[Start PROVIDED MATERIAL]

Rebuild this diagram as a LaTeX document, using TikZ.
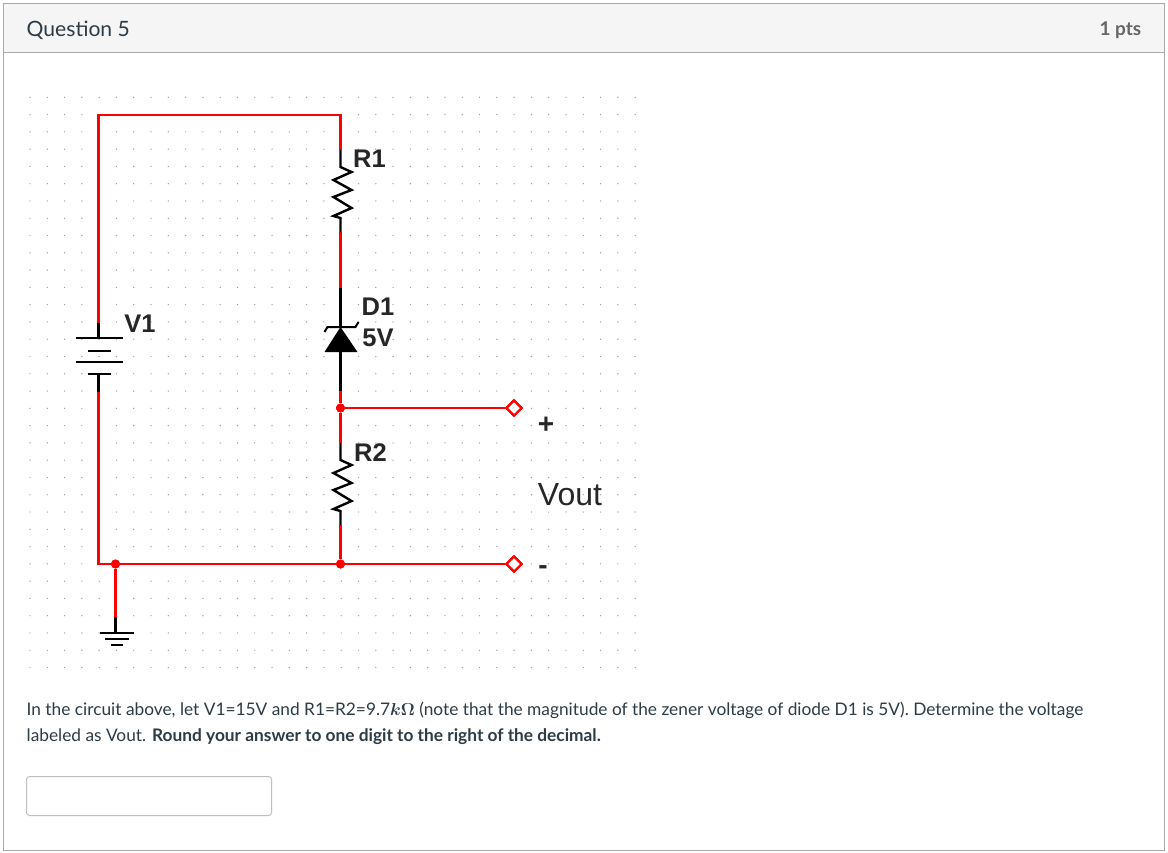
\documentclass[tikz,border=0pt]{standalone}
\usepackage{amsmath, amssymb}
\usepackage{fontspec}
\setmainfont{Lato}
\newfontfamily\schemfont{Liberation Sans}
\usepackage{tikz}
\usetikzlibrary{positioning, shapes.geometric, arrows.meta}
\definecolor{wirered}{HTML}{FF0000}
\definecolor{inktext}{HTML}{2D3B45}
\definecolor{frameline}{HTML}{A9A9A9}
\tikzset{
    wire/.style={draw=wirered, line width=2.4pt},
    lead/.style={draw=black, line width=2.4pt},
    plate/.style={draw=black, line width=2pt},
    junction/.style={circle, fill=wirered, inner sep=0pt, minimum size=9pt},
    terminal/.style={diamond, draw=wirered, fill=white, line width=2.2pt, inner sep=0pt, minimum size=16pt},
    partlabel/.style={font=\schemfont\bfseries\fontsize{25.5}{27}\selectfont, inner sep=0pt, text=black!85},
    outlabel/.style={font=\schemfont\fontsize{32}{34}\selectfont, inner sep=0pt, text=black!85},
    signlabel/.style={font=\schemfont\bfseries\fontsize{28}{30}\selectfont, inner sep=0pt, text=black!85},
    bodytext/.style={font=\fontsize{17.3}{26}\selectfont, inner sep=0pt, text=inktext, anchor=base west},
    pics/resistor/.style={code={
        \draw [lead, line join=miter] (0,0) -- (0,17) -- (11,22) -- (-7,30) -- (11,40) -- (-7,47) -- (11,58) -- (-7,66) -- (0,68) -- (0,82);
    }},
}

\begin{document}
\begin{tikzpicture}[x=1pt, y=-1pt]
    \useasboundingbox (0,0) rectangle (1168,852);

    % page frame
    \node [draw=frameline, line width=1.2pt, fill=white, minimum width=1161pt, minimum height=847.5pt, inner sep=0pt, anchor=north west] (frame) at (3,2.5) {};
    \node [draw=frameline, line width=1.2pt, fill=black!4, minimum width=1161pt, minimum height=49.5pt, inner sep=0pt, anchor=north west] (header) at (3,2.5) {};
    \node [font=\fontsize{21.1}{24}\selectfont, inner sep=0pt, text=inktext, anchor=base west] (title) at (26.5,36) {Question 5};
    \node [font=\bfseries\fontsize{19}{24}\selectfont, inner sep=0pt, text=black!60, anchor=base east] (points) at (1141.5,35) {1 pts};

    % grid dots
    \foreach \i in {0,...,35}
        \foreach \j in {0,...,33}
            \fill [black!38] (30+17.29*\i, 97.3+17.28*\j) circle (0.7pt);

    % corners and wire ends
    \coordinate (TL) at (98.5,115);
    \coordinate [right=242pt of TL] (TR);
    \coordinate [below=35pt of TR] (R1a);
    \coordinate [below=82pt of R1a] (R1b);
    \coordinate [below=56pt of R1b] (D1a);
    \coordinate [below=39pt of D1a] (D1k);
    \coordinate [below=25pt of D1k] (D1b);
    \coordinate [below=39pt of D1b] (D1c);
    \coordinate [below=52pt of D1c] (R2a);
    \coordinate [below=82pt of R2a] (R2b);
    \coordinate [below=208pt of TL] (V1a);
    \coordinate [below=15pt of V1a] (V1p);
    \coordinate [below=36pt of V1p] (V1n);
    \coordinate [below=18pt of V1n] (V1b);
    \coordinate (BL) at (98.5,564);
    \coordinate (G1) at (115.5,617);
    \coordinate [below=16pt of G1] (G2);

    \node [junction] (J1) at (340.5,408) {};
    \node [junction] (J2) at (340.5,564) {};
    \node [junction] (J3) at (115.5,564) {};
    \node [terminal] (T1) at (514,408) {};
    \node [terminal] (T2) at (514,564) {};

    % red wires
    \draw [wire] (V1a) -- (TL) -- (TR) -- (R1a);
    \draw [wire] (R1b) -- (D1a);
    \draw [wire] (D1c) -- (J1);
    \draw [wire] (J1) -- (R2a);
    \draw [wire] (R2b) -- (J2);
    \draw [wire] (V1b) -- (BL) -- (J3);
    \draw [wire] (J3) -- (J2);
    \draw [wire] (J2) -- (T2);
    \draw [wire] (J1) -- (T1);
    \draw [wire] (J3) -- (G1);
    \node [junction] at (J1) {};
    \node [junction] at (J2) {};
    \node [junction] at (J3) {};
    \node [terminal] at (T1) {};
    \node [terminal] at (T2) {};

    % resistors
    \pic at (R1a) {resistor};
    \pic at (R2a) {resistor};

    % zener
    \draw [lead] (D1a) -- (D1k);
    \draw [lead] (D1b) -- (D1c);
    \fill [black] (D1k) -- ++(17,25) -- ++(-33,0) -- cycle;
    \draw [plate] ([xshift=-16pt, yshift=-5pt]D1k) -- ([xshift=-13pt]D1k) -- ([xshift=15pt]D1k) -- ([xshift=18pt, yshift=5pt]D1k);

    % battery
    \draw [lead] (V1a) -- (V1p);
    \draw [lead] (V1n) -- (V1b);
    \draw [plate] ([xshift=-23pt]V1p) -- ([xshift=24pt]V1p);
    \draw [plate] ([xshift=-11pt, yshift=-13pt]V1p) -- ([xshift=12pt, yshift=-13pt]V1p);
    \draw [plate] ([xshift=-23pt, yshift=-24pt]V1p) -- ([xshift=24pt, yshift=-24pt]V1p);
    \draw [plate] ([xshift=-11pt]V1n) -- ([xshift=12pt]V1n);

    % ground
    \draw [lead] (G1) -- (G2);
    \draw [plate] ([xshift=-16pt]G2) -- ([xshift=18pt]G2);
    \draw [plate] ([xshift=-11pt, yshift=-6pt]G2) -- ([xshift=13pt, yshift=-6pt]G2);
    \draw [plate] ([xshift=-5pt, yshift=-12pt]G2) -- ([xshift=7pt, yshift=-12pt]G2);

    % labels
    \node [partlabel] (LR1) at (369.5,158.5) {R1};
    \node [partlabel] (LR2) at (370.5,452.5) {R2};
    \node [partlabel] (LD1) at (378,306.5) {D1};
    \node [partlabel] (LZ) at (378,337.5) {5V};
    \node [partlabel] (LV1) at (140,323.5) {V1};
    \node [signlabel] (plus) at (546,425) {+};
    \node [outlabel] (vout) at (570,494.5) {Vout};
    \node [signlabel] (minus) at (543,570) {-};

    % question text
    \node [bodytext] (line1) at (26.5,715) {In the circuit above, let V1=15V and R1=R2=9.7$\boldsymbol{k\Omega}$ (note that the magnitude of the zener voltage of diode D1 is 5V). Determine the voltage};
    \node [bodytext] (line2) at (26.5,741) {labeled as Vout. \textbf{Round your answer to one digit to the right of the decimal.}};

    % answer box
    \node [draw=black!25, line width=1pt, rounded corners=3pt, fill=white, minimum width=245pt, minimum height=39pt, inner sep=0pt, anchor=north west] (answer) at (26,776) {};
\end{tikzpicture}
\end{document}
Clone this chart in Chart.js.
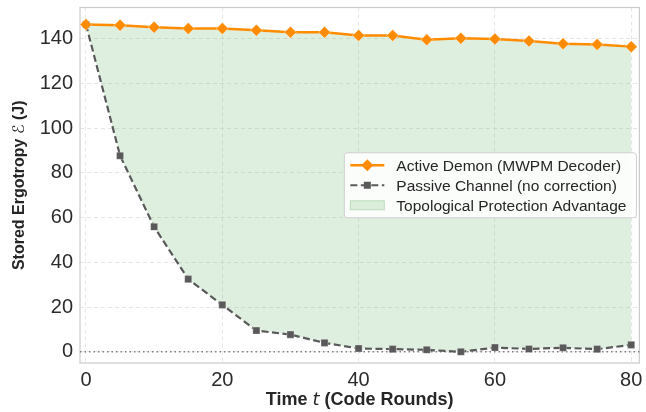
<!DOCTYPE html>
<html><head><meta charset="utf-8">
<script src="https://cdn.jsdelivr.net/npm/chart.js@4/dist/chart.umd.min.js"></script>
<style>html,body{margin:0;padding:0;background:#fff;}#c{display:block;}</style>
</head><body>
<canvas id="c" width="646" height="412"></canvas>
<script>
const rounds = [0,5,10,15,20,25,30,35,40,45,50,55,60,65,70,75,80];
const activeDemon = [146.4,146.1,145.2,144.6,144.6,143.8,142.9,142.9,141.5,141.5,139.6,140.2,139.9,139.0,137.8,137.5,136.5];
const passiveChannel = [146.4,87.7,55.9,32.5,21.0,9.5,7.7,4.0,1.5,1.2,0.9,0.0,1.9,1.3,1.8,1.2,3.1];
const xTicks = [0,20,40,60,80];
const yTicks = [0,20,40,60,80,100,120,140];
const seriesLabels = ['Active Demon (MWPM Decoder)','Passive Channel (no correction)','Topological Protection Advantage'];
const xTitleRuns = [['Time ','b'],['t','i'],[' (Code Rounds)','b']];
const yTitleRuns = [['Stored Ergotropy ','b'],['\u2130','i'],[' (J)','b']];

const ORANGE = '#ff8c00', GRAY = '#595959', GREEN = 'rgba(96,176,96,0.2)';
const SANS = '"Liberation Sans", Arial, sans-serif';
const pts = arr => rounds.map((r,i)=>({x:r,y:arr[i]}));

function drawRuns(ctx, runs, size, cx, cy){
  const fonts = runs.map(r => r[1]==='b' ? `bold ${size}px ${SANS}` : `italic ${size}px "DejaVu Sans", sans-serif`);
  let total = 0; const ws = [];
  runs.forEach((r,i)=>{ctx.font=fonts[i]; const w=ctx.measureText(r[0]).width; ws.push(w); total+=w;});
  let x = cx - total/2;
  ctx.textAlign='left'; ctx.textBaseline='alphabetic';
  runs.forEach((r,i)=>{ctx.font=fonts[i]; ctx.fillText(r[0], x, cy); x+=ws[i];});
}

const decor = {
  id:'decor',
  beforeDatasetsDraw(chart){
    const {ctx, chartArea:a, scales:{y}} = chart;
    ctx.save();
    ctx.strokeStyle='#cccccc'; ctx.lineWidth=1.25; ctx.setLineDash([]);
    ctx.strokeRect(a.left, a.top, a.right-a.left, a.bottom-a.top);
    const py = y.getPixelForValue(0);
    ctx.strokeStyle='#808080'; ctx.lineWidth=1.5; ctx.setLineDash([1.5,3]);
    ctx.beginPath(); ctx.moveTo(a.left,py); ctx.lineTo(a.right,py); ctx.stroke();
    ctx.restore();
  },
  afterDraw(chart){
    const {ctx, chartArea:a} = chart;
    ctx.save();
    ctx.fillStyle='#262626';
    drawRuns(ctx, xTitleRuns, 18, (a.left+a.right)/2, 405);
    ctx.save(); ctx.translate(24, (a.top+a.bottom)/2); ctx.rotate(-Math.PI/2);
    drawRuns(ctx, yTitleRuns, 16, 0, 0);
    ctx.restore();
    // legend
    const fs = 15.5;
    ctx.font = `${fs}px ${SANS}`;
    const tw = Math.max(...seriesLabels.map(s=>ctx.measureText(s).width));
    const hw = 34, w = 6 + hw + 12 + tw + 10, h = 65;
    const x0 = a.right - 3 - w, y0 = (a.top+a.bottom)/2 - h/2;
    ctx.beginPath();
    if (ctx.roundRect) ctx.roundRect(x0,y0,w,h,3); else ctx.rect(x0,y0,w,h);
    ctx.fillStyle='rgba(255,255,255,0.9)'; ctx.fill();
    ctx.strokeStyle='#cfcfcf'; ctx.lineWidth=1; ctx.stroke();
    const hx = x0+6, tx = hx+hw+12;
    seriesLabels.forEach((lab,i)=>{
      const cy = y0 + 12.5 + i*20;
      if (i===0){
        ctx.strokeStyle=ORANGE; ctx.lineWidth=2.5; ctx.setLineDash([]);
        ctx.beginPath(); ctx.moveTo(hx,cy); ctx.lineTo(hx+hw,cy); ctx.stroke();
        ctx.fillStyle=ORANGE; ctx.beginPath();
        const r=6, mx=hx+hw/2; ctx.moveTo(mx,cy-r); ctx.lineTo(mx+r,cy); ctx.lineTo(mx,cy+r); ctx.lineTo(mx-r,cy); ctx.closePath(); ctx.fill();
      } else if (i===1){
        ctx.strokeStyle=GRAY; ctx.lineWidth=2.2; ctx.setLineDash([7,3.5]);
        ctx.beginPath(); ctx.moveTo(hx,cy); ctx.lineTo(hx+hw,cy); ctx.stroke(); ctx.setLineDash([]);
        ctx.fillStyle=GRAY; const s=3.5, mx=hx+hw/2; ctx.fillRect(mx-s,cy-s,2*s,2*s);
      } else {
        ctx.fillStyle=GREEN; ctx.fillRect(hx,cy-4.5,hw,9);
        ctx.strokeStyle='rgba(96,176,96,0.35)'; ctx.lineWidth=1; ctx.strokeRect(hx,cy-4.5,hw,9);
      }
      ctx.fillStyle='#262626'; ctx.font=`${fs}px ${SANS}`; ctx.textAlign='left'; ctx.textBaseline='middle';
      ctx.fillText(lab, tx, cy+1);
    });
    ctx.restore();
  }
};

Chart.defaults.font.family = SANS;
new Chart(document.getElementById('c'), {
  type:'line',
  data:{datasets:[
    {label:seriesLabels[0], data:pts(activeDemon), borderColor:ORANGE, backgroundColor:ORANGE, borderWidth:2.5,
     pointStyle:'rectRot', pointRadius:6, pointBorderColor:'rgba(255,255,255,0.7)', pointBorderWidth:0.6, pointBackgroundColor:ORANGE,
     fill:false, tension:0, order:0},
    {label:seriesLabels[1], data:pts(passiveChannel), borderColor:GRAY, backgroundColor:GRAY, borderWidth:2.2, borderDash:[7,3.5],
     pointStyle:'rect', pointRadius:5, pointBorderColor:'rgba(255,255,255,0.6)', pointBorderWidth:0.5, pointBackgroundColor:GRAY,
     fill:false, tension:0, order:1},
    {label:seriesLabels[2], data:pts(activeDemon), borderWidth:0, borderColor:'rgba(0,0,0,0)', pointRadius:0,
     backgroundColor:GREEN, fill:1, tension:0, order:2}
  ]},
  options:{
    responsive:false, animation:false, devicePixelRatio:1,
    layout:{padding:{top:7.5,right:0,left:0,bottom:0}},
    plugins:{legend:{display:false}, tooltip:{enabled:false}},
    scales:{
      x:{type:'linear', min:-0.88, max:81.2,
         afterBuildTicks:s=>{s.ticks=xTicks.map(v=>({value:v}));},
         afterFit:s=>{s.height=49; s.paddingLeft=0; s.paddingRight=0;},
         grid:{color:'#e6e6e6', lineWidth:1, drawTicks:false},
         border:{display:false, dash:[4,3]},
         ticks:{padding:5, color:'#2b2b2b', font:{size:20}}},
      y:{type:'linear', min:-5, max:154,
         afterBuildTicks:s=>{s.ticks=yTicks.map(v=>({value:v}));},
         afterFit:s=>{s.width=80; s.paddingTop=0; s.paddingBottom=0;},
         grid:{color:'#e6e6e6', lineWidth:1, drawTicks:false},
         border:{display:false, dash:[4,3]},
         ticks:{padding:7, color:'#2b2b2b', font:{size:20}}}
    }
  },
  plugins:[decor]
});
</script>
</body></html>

[End PROVIDED MATERIAL]

## TASK:
Report how many lines include the word "this". Give nothing but the number.

## SOLUTION:
2